By Peter Molnar
The Federal Communications Commission (FCC), the agency that supervises the media market in the United States, announced in January, 2000, that it
planned to create a new class of low-power, noncommercial FM radio stations. These stations would be available to community organizations, schools and churches. But Congress responding to pressure from commercial broadcasters and, sadly, also from National Public Radio cut back the program with legislation tucked into the budget bill, which is a questionable process itself in such an important free-speech issue. As a result, only 255 licenses, instead of 1,000, will be issued in the first 20 states where the process started, and most cities are excluded.
As a Hungarian, resistance to these small, but beautiful radio stations is surprising and troubling. Noncommercial radio and television stations in the United States have served as models for Hungarian media regulation in our newfound democracy. After the fall of the Berlin wall, we were convinced that the voice of the civic society had to be heard on the media market. The American and European tradition of not-for-profit radio stations was a source of
inspiration for liberal lawmakers like myself. In spite of the much-vaunted stereotype of the "clearly commercial" American media system, we found the work of the U.S. public radio and television stations very attractive. They were not state-owned, and they were not commercial.
In 1993 on a remarkable journey to the United States with a friend who became a member of the Hungarian Radio and Television Board (ORTT) in 1996 the two of us were fascinated by "radio institutions" like a wooden-house studio at the edge of Louis Armstrong Park in New Orleans, where people from the neighborhood brought their CDs to play music for the surrounding quarters of the city. We understood that the public broadcasting system is also a network of noncommercial stations. We
largely missed this type of radio and television station in Hungary.
Back home, pirate radio stations of the early 1990s, like their flagship, Radio Forbidden in Budapest, were fighting not only for the start of the frequency-licensing process, but for access to noncommercial broadcasting as well. They worked toward being not only the consumers of programs, but also the creators of the messages flowing through the air. Our "pirates" (many of them became our friends) even organized an international conference in 1991 to work out the principles of the not-for-profit radio service.
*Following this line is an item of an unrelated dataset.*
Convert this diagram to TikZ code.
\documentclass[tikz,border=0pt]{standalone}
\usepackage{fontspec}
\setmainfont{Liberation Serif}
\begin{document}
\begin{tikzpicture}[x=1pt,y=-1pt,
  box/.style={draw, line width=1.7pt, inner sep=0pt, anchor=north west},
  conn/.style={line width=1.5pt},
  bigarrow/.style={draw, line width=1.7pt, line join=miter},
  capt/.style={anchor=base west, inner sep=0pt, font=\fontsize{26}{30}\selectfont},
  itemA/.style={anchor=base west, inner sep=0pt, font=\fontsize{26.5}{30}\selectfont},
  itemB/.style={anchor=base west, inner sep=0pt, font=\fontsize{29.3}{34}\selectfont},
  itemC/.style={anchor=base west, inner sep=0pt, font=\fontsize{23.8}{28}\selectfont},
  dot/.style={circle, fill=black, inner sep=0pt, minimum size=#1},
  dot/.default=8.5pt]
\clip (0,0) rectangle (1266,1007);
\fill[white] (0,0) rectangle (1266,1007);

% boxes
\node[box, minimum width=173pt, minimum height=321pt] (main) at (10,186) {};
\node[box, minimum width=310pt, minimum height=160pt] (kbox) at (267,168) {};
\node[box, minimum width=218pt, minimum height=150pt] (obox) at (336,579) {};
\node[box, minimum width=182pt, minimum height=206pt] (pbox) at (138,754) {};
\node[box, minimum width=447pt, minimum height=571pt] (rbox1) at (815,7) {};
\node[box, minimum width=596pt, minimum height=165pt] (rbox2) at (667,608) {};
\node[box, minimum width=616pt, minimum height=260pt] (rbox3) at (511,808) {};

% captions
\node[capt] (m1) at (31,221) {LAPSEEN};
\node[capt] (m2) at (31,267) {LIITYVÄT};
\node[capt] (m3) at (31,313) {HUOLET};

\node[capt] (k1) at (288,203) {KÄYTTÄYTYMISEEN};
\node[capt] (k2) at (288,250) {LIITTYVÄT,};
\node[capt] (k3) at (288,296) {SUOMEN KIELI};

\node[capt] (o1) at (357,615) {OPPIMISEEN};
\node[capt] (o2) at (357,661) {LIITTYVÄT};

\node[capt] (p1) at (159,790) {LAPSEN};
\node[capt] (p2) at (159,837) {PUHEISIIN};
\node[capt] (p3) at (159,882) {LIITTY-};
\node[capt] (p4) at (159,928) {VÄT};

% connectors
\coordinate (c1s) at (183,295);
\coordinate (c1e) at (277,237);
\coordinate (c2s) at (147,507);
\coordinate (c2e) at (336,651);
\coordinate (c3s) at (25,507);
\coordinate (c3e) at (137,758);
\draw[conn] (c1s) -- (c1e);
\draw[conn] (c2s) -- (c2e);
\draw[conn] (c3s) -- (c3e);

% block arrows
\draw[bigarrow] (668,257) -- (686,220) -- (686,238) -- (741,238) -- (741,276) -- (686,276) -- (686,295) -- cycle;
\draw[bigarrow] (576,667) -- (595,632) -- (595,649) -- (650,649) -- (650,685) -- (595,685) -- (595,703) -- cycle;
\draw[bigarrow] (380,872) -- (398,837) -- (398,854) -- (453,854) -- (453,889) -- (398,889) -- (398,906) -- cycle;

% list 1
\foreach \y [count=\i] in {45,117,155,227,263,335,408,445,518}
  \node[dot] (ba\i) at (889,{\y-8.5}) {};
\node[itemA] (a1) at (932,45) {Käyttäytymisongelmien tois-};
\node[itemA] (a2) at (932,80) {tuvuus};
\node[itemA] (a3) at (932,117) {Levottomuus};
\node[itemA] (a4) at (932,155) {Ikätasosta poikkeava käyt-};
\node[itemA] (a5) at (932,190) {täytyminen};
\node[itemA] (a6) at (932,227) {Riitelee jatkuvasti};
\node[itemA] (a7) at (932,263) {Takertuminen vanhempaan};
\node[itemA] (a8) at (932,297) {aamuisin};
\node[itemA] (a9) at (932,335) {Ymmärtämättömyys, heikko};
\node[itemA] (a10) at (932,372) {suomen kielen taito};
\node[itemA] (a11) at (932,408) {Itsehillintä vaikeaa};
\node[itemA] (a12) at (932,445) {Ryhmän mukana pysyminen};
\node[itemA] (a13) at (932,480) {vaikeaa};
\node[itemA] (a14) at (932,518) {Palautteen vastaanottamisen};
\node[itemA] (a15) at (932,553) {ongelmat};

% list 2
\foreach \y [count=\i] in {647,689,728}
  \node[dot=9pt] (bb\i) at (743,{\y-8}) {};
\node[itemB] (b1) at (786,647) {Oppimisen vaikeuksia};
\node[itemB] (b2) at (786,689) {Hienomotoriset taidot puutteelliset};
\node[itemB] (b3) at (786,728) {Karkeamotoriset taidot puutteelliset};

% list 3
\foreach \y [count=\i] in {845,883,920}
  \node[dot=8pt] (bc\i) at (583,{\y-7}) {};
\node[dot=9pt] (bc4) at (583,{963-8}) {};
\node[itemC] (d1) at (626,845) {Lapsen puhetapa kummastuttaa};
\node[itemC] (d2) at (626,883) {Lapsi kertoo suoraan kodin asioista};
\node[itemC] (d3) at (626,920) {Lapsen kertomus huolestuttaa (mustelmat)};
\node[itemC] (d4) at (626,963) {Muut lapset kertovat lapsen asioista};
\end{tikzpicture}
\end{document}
The conference, with participants from AMARC, the organization of free radio in Europe, concluded by laying down the main points of needed legislative support for such stations, including guaranted no-bid access to a portion of the airwawes and sufficient financial support. These stations have provided opportunities to talk to discriminated-against groups like Romas (the largest minority in Hungary) and homosexuals, and refreshed the language of radio-talk. Also, Radio Forbidden has been playing the most diverse
and up-to-date music in Budapest.
We committed ourselves to the idea that, as with public and commercial broadcasting, community media have a critical role in a lively
radio-television scene. During the heated struggles over the supervision of state-owned broadcasters and the licensing of private-use national radio and television airwaves, we were able to pass provisions in the 1995 Hungarian media law that support noncommercial, community broadcasters. Radio Forbidden was legalized. But five years later, the former pirates were
off the air because in 2000, only one license was granted for not-for-profit stations in Budapest, and scandalously, neither Radio Forbidden, with
its great past, nor Radio Roma, with its undisputable necessity, was issued a license. This "scarcity" of airwaves for community radio can be partly repaired in a new turn of the licensing process in February, 2001, but it remains to be seen how much support this type of radio can gain in Hungary over the long term.
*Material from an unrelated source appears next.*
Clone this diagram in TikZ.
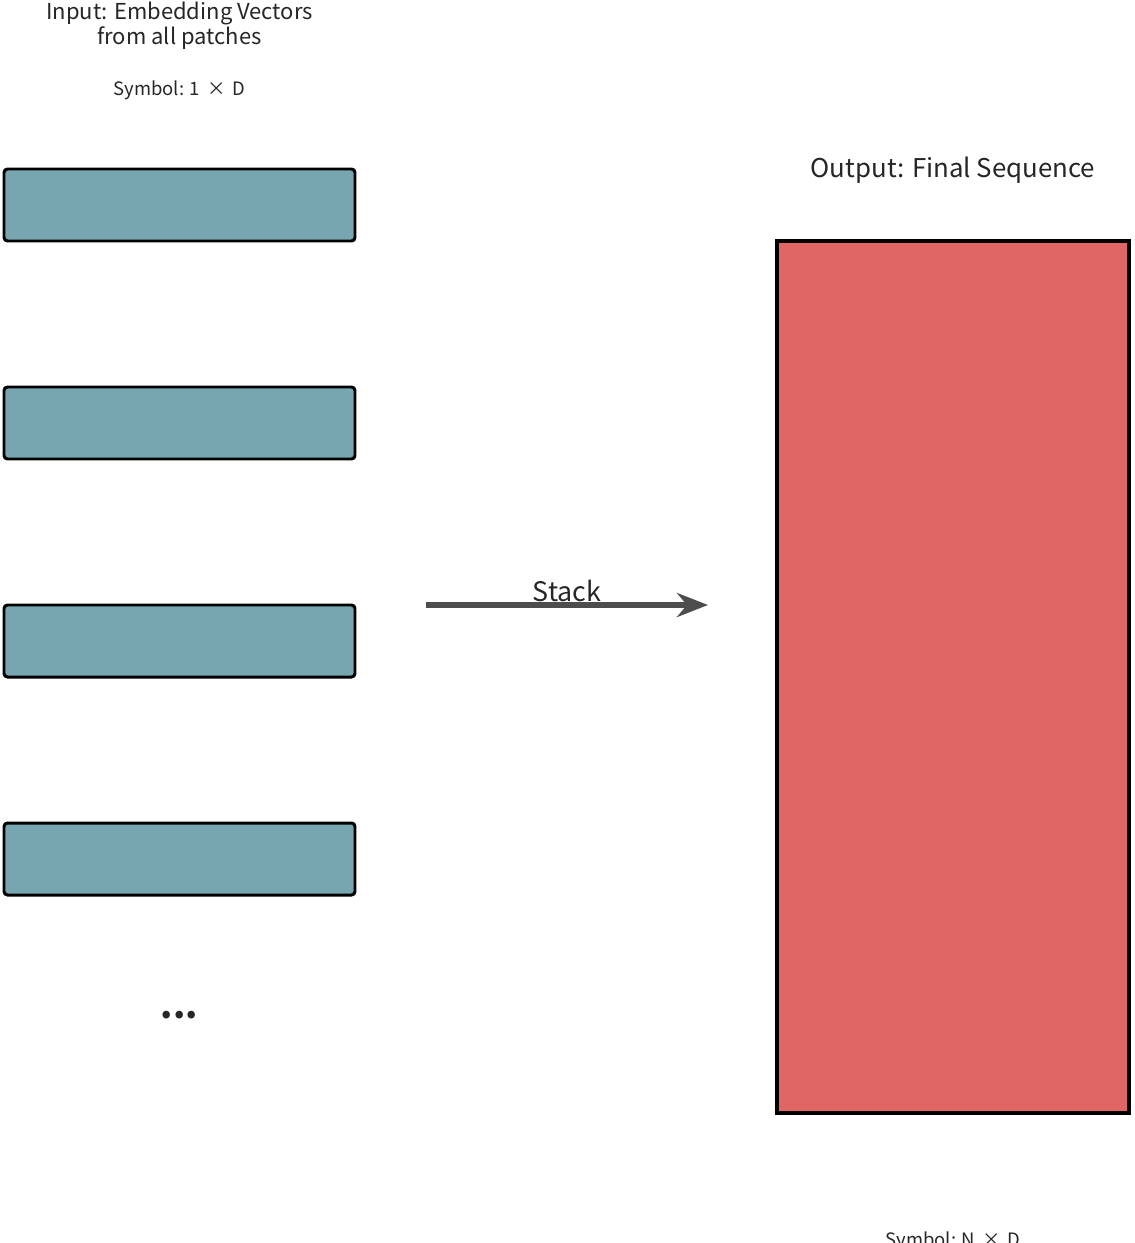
\documentclass[tikz,border=0pt]{standalone}
\usepackage{fontspec}
\setmainfont{Noto Sans CJK JP}
\usepackage{tikz}
\usetikzlibrary{arrows.meta,calc,positioning}
\definecolor{patchteal}{HTML}{77A6B1}
\definecolor{seqred}{HTML}{E06666}
\definecolor{arrowgray}{HTML}{4D4D4D}
\tikzset{
  patchvec/.style={draw,rectangle,rounded corners=2pt,line width=1.7pt,fill=patchteal,minimum width=7.02cm,minimum height=1.44cm,inner sep=0pt},
  seqbox/.style={draw,rectangle,line width=2.2pt,fill=seqred,minimum width=7.04cm,minimum height=17.44cm,inner sep=0pt},
  caption/.style={text=black!85,align=center,inner sep=0pt}
}

\begin{document}
\begin{tikzpicture}
\useasboundingbox (0,0) rectangle (22.68,-24.86);
% input vectors
\node[caption,font=\fontsize{12.5}{14.2}\selectfont] (intitle) at (3.59,-0.52) {Input: Embedding Vectors\\from all patches};
\node[caption,font=\fontsize{10.5}{12}\selectfont] (insym) at (3.59,-1.81) {Symbol: 1 \,×\, D};
\node[patchvec] (vec1) at (3.59,-4.10) {};
\node[patchvec] (vec2) at (3.59,-8.46) {};
\node[patchvec] (vec3) at (3.59,-12.82) {};
\node[patchvec] (vec4) at (3.59,-17.18) {};
\node[caption,font=\fontsize{20}{22}\selectfont\bfseries] (vecdots) at (3.59,-20.30) {...};

% output sequence
\node[caption,font=\fontsize{14.7}{17}\selectfont] (outtitle) at (19.06,-3.40) {Output: Final Sequence};
\node[seqbox] (seq) at (19.06,-13.54) {};
\node[caption,font=\fontsize{10.5}{12}\selectfont,anchor=base] (outsym) at (19.06,-24.93) {Symbol: N \,×\, D};

% stack arrow
\coordinate (stackstart) at (8.52,-12.10);
\coordinate (stackend) at (14.16,-12.10);
\draw[arrowgray,line width=3pt,-{Stealth[length=0.62cm,width=0.48cm,inset=0.2cm]}] (stackstart) -- node[above=0.02cm,text=black!85,font=\fontsize{15.3}{17}\selectfont,inner sep=0pt] (stacklabel) {Stack} (stackend);
\end{tikzpicture}
\end{document}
That's why I am disheartened by the difficulties of the low-power radio movement, a broad coalition of U.S. civic organizations. Even with the
Federal Communications Commission on their side, they mostly could not overcome the resistance of the National Association of Broadcasters (NAB), a lobbying group of big broadcasters. The NAB supported by Michael Powell, the new chair of the FCC, whose view of the issue is the opposite of just-departed chair William Kennard claimed that the low-power FM stations would have caused interference. But the FCC specifically stated in its January 20, 2000, press release that low-power FM service "will not cause any unacceptable levels of interference to existing radio stations." Stations would have been equipped with the appropriate separation requirements dictated by the engineering data end tests of the FCC.
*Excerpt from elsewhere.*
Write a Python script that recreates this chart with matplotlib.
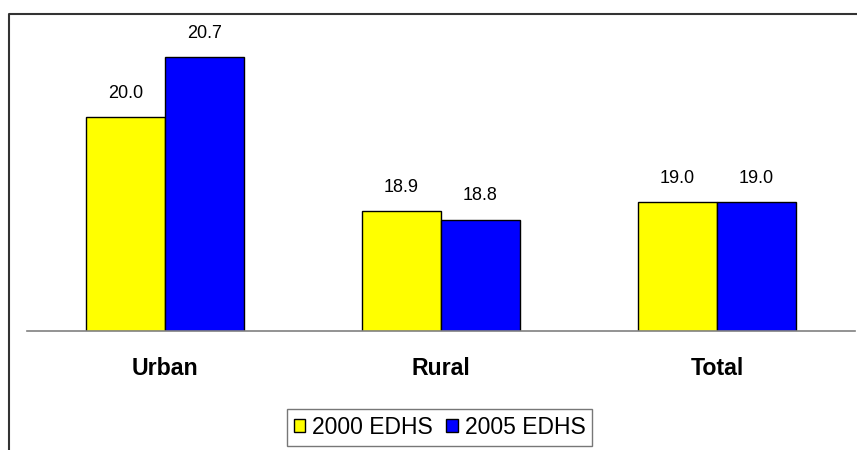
import matplotlib
matplotlib.use("Agg")
import matplotlib.pyplot as plt
from matplotlib.lines import Line2D
import numpy as np

plt.rcParams['font.family'] = ['Liberation Sans', 'DejaVu Sans']

categories = ['Urban', 'Rural', 'Total']
edhs_2000 = [20.0, 18.9, 19.0]
edhs_2005 = [20.7, 18.8, 19.0]
series_names = ['2000 EDHS', '2005 EDHS']
colors = ['#FFFF00', '#0000FF']

fig = plt.figure(figsize=(8.57, 4.5), dpi=100)
W, H = 857, 450

# chart area frame: only the left and top edges fall inside the canvas
fig.add_artist(Line2D([8.5 / W, 8.5 / W, 1.0], [0.0, 1 - 14 / H, 1 - 14 / H],
                      transform=fig.transFigure, color='#333333', lw=1.5))

ax = fig.add_axes([27 / W, 1 - 331 / H, 828 / W, 300 / H])
x = np.arange(len(categories))
width = 0.286

b1 = ax.bar(x - width / 2, edhs_2000, width, color=colors[0], edgecolor='black',
            linewidth=1.0, label=series_names[0])
b2 = ax.bar(x + width / 2, edhs_2005, width, color=colors[1], edgecolor='black',
            linewidth=1.0, label=series_names[1])

for bars, vals in ((b1, edhs_2000), (b2, edhs_2005)):
    for rect, v in zip(bars, vals):
        ax.annotate(f'{v:.1f}', (rect.get_x() + rect.get_width() / 2, v),
                    xytext=(0, 17), textcoords='offset points',
                    ha='center', va='center', fontsize=13)

ax.set_xlim(-0.5, 2.5)
ax.set_ylim(17.5, 21.0)
ax.set_yticks([])
ax.set_xticks(x)
ax.set_xticklabels(categories, fontsize=16.7, fontweight='bold')
ax.tick_params(axis='x', length=0, pad=19)
for s in ('top', 'right', 'left'):
    ax.spines[s].set_visible(False)
ax.spines['bottom'].set_color('#808080')
ax.spines['bottom'].set_linewidth(1.2)
ax.patch.set_alpha(0)

leg = fig.legend(loc='center', bbox_to_anchor=(439.5 / W, 1 - 427.5 / H), ncol=2,
                 fontsize=16.5, frameon=True, fancybox=False, handlelength=0.5,
                 handleheight=0.5, handletextpad=0.3, columnspacing=0.6,
                 borderpad=0.3, borderaxespad=0)
leg.get_frame().set_edgecolor('#555555')
leg.get_frame().set_linewidth(1.0)

fig.savefig('out.png', dpi=100)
As a consequence of radically reducing the FCC's low-power radio plan, the diversity of the radio and television programs in this age of huge media
mergers will suffer. That would not be the only loss if it would be the end of the story: friends of freedom of speech in emerging democracies would
lose an attractive model of proposals for an open media market in their countries. Agents of the centralized communication system will gain an argument. They will point to the United States with a dark smile and ask why idealists
are talking about civic access to radio and television frequencies when the leading
democracy in the world fails to guarantee that opportunity to its own citizens.
Peter Molnar was a member of the Hungarian Parliament from 1990-98 and is currently teaching media law at Eötvös Loránd University in Budapest.